Of tranquil emotions and Sigur Ros

So, it's been a turbulent week/ month (so much for overhyped birthday months). Half of the month I have been seriously sick (still am, hence time for writing) which means not being able to work and missing out on some big opportunities.
I've been cutting my hands too often while cutting up apples, the last one so gory and deep that it made me quite lightheaded with the blood loss. So bored am I with life at this point that going to get that cut dressed seems like an avoidable task, and hence avoided.
My weight is acting like Brad Pitt from Benjamin Button and i'm again distinctly below 50. Pretty sad that's the only way i can compare anything with Brad Pitt (fml, right?).
A woman i fancied says she's elsewhere with the heart.

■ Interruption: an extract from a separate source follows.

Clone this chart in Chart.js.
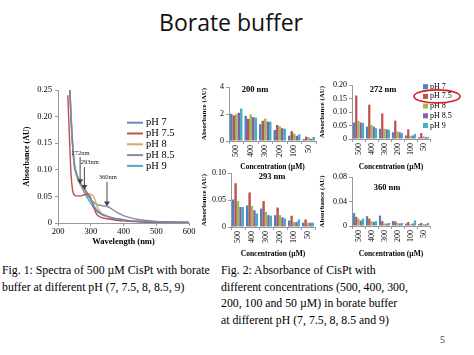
<!DOCTYPE html>
<html><head><meta charset="utf-8">
<script src="https://cdn.jsdelivr.net/npm/chart.js@4/dist/chart.umd.min.js"></script>
<style>
html,body{margin:0;padding:0;background:#fff;width:474px;height:355px;overflow:hidden;position:relative}
canvas{position:absolute}
.t{position:absolute;font-family:"Liberation Serif";color:#000;white-space:nowrap}
</style></head><body>
<div class="t" style="font-family:'Open Sans';font-size:23px;line-height:23px;left:0;width:462px;text-align:center;top:11px;color:#111">Borate buffer</div>
<canvas id="spec" width="200" height="170" style="left:0;top:78px"></canvas>
<canvas id="b200" width="124" height="94" style="left:198px;top:78px"></canvas>
<canvas id="b272" width="158" height="94" style="left:316px;top:78px"></canvas>
<canvas id="b293" width="124" height="94" style="left:198px;top:165px"></canvas>
<canvas id="b360" width="158" height="94" style="left:316px;top:165px"></canvas>
<div class="t" style="left:2px;top:262px;font-size:11.8px;line-height:16.5px">Fig. 1: Spectra of 500 µM CisPt with borate<br>buffer at different pH (7, 7.5, 8, 8.5, 9)</div>
<div class="t" style="left:221px;top:262px;font-size:11.8px;line-height:16.5px">Fig. 2: Absorbance of CisPt with<br>different concentrations (500, 400, 300,<br>200, 100 and 50 µM) in borate buffer<br>at different pH (7, 7.5, 8, 8.5 and 9)</div>
<div class="t" style="left:440px;top:333px;font-family:'Open Sans';font-size:9px;color:#555">5</div>
<script>
// ---------- data ----------
const phLabels = ['pH 7', 'pH 7.5', 'pH 8', 'pH 8.5', 'pH 9'];
const wavelengths = [230,235,240,245,250,255,260,265,270,275,280,285,290,295,300,305,310,315,320,330,340,350,360,370,380,400,420,450,500,550,600];
const specPH7   = [0.45,0.28,0.20,0.145,0.11,0.096,0.086,0.079,0.073,0.069,0.065,0.061,0.056,0.050,0.044,0.038,0.032,0.027,0.023,0.018,0.015,0.013,0.011,0.009,0.008,0.006,0.004,0.003,0.002,0.001,0.001];
const specPH75  = [0.24,0.16,0.09,0.06,0.053,0.051,0.051,0.051,0.051,0.052,0.053,0.054,0.054,0.052,0.047,0.038,0.028,0.020,0.015,0.011,0.009,0.008,0.007,0.006,0.005,0.004,0.003,0.002,0.001,0.001,0.001];
const specPH8   = [0.45,0.28,0.20,0.145,0.11,0.095,0.085,0.077,0.071,0.066,0.062,0.058,0.056,0.055,0.054,0.052,0.048,0.040,0.030,0.020,0.015,0.012,0.010,0.008,0.007,0.005,0.004,0.003,0.002,0.001,0.001];
const specPH85  = [0.45,0.28,0.20,0.145,0.112,0.097,0.087,0.080,0.074,0.067,0.061,0.056,0.052,0.048,0.044,0.041,0.038,0.036,0.035,0.033,0.032,0.031,0.028,0.024,0.020,0.014,0.010,0.006,0.003,0.002,0.001];
const specPH9   = [0.44,0.27,0.19,0.14,0.105,0.092,0.083,0.076,0.070,0.064,0.058,0.052,0.047,0.042,0.037,0.032,0.028,0.024,0.021,0.017,0.014,0.012,0.010,0.009,0.008,0.006,0.004,0.003,0.002,0.001,0.001];
const specArrows = [
  {text:'272nm', wl:266, top:0.124, tip:0.073, labelWl:269, labelY:0.131},
  {text:'293nm', wl:279, top:0.105, tip:0.062, labelWl:297, labelY:0.115},
  {text:'360nm', wl:348, top:0.077, tip:0.031, labelWl:352, labelY:0.086}
];
const concLabels = ['500','400','300','200','100','50'];
// rows: pH 7, 7.5, 8, 8.5, 9
const abs200 = [
  [2.02,1.86,1.25,0.82,0.39,0.14],
  [1.90,1.64,1.50,1.18,0.73,0.32],
  [1.98,1.98,1.66,1.09,0.55,0.27],
  [2.09,1.77,1.43,0.95,0.39,0.16],
  [2.40,1.73,1.43,0.90,0.50,0.30]
];
const abs272 = [
  [0.061,0.046,0.038,0.025,0.013,0.007],
  [0.161,0.127,0.095,0.068,0.036,0.022],
  [0.067,0.052,0.038,0.028,0.012,0.010],
  [0.061,0.046,0.036,0.025,0.013,0.007],
  [0.060,0.040,0.034,0.022,0.019,0.007]
];
const abs293 = [
  [0.051,0.040,0.034,0.022,0.012,0.008],
  [0.081,0.064,0.048,0.036,0.021,0.014],
  [0.048,0.039,0.028,0.022,0.009,0.008],
  [0.037,0.031,0.022,0.018,0.009,0.008],
  [0.037,0.025,0.021,0.016,0.014,0.008]
];
const abs360 = [
  [0.021,0.016,0.017,0.008,0.004,0.003],
  [0.015,0.012,0.008,0.0076,0.0065,0.005],
  [0.012,0.008,0.004,0.005,0.003,0.003],
  [0.009,0.0065,0.004,0.004,0.004,0.003],
  [0.012,0.008,0.005,0.005,0.009,0.005]
];
// ---------- styles ----------
const lineColors = ['#7088ad','#c0504d','#d8a866','#8e8a98','#4bacc6'];
const barColors  = ['#4f81bd','#c0504d','#9bbb59','#8064a2','#4bacc6'];
const SERIF = 'Liberation Serif';
const f = (size, bold) => ({family: SERIF, size, weight: bold ? 'bold' : 'normal'});

const overlay = {
  id: 'overlay',
  afterDraw(chart, args, o) {
    const ctx = chart.ctx, a = chart.chartArea;
    ctx.save();
    if (o.inner) {
      ctx.font = o.inner.font; ctx.fillStyle = '#000';
      ctx.textAlign = 'center'; ctx.textBaseline = 'middle';
      ctx.fillText(o.inner.text, a.left + o.inner.dx, a.top + o.inner.dy);
    }
    if (o.arrows) {
      const xs = chart.scales.x, ys = chart.scales.y;
      o.arrows.forEach(ar => {
        const x = xs.getPixelForValue(ar.wl), y1 = ys.getPixelForValue(ar.top), y2 = ys.getPixelForValue(ar.tip);
        ctx.strokeStyle = '#444'; ctx.fillStyle = '#444'; ctx.lineWidth = 1;
        ctx.beginPath(); ctx.moveTo(x + 0.5, y1); ctx.lineTo(x + 0.5, y2 - 4); ctx.stroke();
        ctx.beginPath(); ctx.moveTo(x + 0.5, y2); ctx.lineTo(x - 2.5, y2 - 5); ctx.lineTo(x + 3.5, y2 - 5); ctx.closePath(); ctx.fill();
        ctx.font = '6.5px "Liberation Serif"'; ctx.fillStyle = '#222';
        ctx.textAlign = 'center'; ctx.textBaseline = 'middle';
        ctx.fillText(ar.text, xs.getPixelForValue(ar.labelWl), ys.getPixelForValue(ar.labelY));
      });
    }
    if (o.legend) {
      const L = o.legend;
      chart.data.datasets.forEach((ds, i) => {
        const y = L.y + i * L.gap;
        if (L.kind === 'line') {
          ctx.strokeStyle = ds.borderColor; ctx.lineWidth = 2;
          ctx.beginPath(); ctx.moveTo(L.x, y); ctx.lineTo(L.x + L.len, y); ctx.stroke();
        } else {
          ctx.fillStyle = ds.backgroundColor;
          ctx.fillRect(L.x, y - L.len / 2, L.len, L.len);
        }
        ctx.fillStyle = '#000'; ctx.font = L.font;
        ctx.textAlign = 'left'; ctx.textBaseline = 'middle';
        ctx.fillText(ds.label, L.x + L.len + L.pad, y);
      });
      if (L.ring != null) {
        const y = L.y + L.ring * L.gap;
        ctx.strokeStyle = '#d42020'; ctx.lineWidth = 1.6;
        ctx.beginPath();
        ctx.ellipse(L.x + L.ringDx, y, L.ringRx, L.ringRy, 0, 0, Math.PI * 2);
        ctx.stroke();
      }
    }
    ctx.restore();
  }
};

// ---------- spectra chart ----------
const specSeries = [specPH7, specPH75, specPH8, specPH85, specPH9];
new Chart(document.getElementById('spec'), {
  type: 'line',
  data: {
    datasets: specSeries.map((s, i) => ({
      label: phLabels[i],
      data: wavelengths.map((w, j) => ({x: w, y: s[j]})),
      borderColor: lineColors[i], borderWidth: 1.4, pointRadius: 0,
      cubicInterpolationMode: 'monotone', fill: false
    }))
  },
  options: {
    responsive: false, animation: false,
    layout: {padding: {left: 22, right: 11, top: 12, bottom: 0}},
    plugins: {
      legend: {display: false}, tooltip: {enabled: false},
      overlay: {
        arrows: specArrows,
        legend: {kind: 'line', x: 127, y: 44.7, gap: 10.8, len: 16, pad: 3, font: '10.5px "Liberation Serif"'}
      }
    },
    scales: {
      x: {
        type: 'linear', min: 200, max: 600,
        ticks: {stepSize: 100, font: f(8.5), color: '#000', padding: 1},
        grid: {drawOnChartArea: false, tickLength: 3, color: '#999'},
        border: {color: '#999'},
        title: {display: true, text: 'Wavelength (nm)', font: f(8.5, true), color: '#000', padding: {top: 1, bottom: 1}},
        afterFit: s => { s.height = 25; }
      },
      y: {
        min: 0, max: 0.25,
        ticks: {stepSize: 0.05, font: f(8.5), color: '#000', padding: 3},
        grid: {drawOnChartArea: false, tickLength: 3, color: '#999'},
        border: {color: '#999'},
        title: {display: true, text: 'Absorbance (AU)', font: f(8, true), color: '#000', padding: {top: 0, bottom: 1}},
        afterFit: s => { s.width = 36; }
      }
    }
  },
  plugins: [overlay]
});

// ---------- bar charts ----------
function barChart(id, rows, opt) {
  return new Chart(document.getElementById(id), {
    type: 'bar',
    data: {
      labels: concLabels,
      datasets: rows.map((r, i) => ({
        label: phLabels[i], data: r, backgroundColor: barColors[i],
        borderWidth: 0, categoryPercentage: 0.86, barPercentage: 1.0
      }))
    },
    options: {
      responsive: false, animation: false,
      layout: {padding: opt.pad},
      plugins: {
        legend: {display: false}, tooltip: {enabled: false},
        overlay: {inner: {text: opt.title, dx: opt.tdx, dy: opt.tdy, font: 'bold 8.5px "Liberation Serif"'}, legend: opt.legend}
      },
      scales: {
        x: {
          ticks: {font: f(8), color: '#000', minRotation: 90, maxRotation: 90, padding: 1, autoSkip: false},
          grid: {drawOnChartArea: false, tickLength: 3, color: '#999'},
          border: {color: '#999'},
          title: {display: true, text: 'Concentration (µM)', font: f(7.5, true), color: '#000', padding: {top: 1, bottom: 0}},
          afterFit: s => { s.height = opt.xh; }
        },
        y: {
          min: 0, max: opt.max,
          ticks: {stepSize: opt.step, font: f(8), color: '#000', padding: 2},
          grid: {drawOnChartArea: false, tickLength: 3, color: '#999'},
          border: {color: '#999'},
          title: {display: true, text: 'Absorbance (AU)', font: f(7, true), color: '#000', padding: {top: 0, bottom: 1}},
          afterFit: s => { s.width = opt.yw; }
        }
      }
    },
    plugins: [overlay]
  });
}

barChart('b200', abs200, {max: 4, step: 2, pad: {left: 2, right: 6, top: 9, bottom: 0}, yw: 29, xh: 31, title: '200 nm', tdx: 26, tdy: 3});
barChart('b272', abs272, {max: 0.2, step: 0.05, pad: {left: 2, right: 44, top: 7, bottom: 0}, yw: 34, xh: 33, title: '272 nm', tdx: 31, tdy: 5,
  legend: {kind: 'box', x: 107, y: 8.7, gap: 9.7, len: 5, pad: 2, font: '8px "Liberation Serif"', ring: 1, ringDx: 14, ringRx: 23, ringRy: 6.5}});
barChart('b293', abs293, {max: 0.1, step: 0.05, pad: {left: 2, right: 7, top: 8, bottom: 0}, yw: 31, xh: 32, title: '293 nm', tdx: 41, tdy: 4});
barChart('b360', abs360, {max: 0.08, step: 0.04, pad: {left: 2, right: 44, top: 12, bottom: 0}, yw: 34, xh: 33, title: '360 nm', tdx: 35, tdy: 11});
</script>
</body></html>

I could go on and on, but the bottomline here is that the birthday month has been pretty much forgetful and terrible, but hey, I found Matisyahu and Sigur Ros and any moment with good music is never a wasted moment.
In all this time that i had for myself, i've found that i've been spending too much time and effort trying to fit in again, same mistakes from years ago, and just realizing how self harming they can be. I'm not a pop boy, my music is totally different.
I'm not a beach bum, mountains are my calling.

Mould your life your way and you'll be amazed how it shapes up. Remember to feel things, remember what you believed in as a kid, and why you don't now, think on it.
And i, meanwhile, shall turn the proverbial (and literal) music up, and try to make sense of this mess that my life is, and maybe scare the fever away with real life drama.